Provided material:
···
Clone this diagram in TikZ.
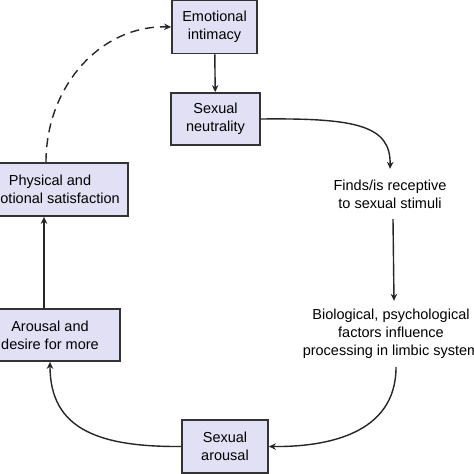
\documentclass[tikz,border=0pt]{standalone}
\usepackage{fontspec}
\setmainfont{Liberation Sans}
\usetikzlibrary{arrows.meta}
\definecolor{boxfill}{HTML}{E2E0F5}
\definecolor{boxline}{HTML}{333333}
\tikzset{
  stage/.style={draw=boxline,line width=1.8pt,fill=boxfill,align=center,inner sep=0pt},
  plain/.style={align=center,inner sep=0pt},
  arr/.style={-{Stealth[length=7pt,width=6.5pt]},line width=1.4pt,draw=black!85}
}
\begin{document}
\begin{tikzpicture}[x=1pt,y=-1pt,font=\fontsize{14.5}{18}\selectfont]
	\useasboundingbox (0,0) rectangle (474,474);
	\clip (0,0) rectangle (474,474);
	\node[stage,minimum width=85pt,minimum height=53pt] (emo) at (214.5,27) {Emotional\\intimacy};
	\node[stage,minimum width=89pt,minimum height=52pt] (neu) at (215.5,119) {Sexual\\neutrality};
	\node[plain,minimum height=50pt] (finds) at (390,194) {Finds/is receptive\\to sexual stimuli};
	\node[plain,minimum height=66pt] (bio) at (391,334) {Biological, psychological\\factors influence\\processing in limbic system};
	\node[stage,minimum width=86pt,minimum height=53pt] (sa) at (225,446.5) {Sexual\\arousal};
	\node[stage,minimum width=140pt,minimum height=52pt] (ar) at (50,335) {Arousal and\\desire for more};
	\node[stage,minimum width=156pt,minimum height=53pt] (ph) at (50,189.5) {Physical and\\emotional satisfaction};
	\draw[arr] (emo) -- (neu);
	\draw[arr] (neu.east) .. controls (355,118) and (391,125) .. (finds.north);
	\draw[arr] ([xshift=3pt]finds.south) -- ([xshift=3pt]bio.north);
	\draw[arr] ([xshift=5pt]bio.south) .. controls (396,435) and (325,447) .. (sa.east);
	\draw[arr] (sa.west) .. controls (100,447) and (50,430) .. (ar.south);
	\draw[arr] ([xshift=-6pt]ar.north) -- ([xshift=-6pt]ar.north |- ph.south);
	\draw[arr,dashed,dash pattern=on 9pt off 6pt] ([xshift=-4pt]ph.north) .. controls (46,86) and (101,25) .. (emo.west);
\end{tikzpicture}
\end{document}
···
Written problem:
Leave out the pictures and output the rest of the material exactly as written.

Result for this exercise:
Clone this diagram in TikZ.
\documentclass[tikz,border=0pt]{standalone}
\usepackage{fontspec}
\setmainfont{Liberation Sans}
\usetikzlibrary{arrows.meta}
\definecolor{boxfill}{HTML}{E2E0F5}
\definecolor{boxline}{HTML}{333333}
\tikzset{
  stage/.style={draw=boxline,line width=1.8pt,fill=boxfill,align=center,inner sep=0pt},
  plain/.style={align=center,inner sep=0pt},
  arr/.style={-{Stealth[length=7pt,width=6.5pt]},line width=1.4pt,draw=black!85}
}
\begin{document}
\begin{tikzpicture}[x=1pt,y=-1pt,font=\fontsize{14.5}{18}\selectfont]
	\useasboundingbox (0,0) rectangle (474,474);
	\clip (0,0) rectangle (474,474);
	\node[stage,minimum width=85pt,minimum height=53pt] (emo) at (214.5,27) {Emotional\\intimacy};
	\node[stage,minimum width=89pt,minimum height=52pt] (neu) at (215.5,119) {Sexual\\neutrality};
	\node[plain,minimum height=50pt] (finds) at (390,194) {Finds/is receptive\\to sexual stimuli};
	\node[plain,minimum height=66pt] (bio) at (391,334) {Biological, psychological\\factors influence\\processing in limbic system};
	\node[stage,minimum width=86pt,minimum height=53pt] (sa) at (225,446.5) {Sexual\\arousal};
	\node[stage,minimum width=140pt,minimum height=52pt] (ar) at (50,335) {Arousal and\\desire for more};
	\node[stage,minimum width=156pt,minimum height=53pt] (ph) at (50,189.5) {Physical and\\emotional satisfaction};
	\draw[arr] (emo) -- (neu);
	\draw[arr] (neu.east) .. controls (355,118) and (391,125) .. (finds.north);
	\draw[arr] ([xshift=3pt]finds.south) -- ([xshift=3pt]bio.north);
	\draw[arr] ([xshift=5pt]bio.south) .. controls (396,435) and (325,447) .. (sa.east);
	\draw[arr] (sa.west) .. controls (100,447) and (50,430) .. (ar.south);
	\draw[arr] ([xshift=-6pt]ar.north) -- ([xshift=-6pt]ar.north |- ph.south);
	\draw[arr,dashed,dash pattern=on 9pt off 6pt] ([xshift=-4pt]ph.north) .. controls (46,86) and (101,25) .. (emo.west);
\end{tikzpicture}
\end{document}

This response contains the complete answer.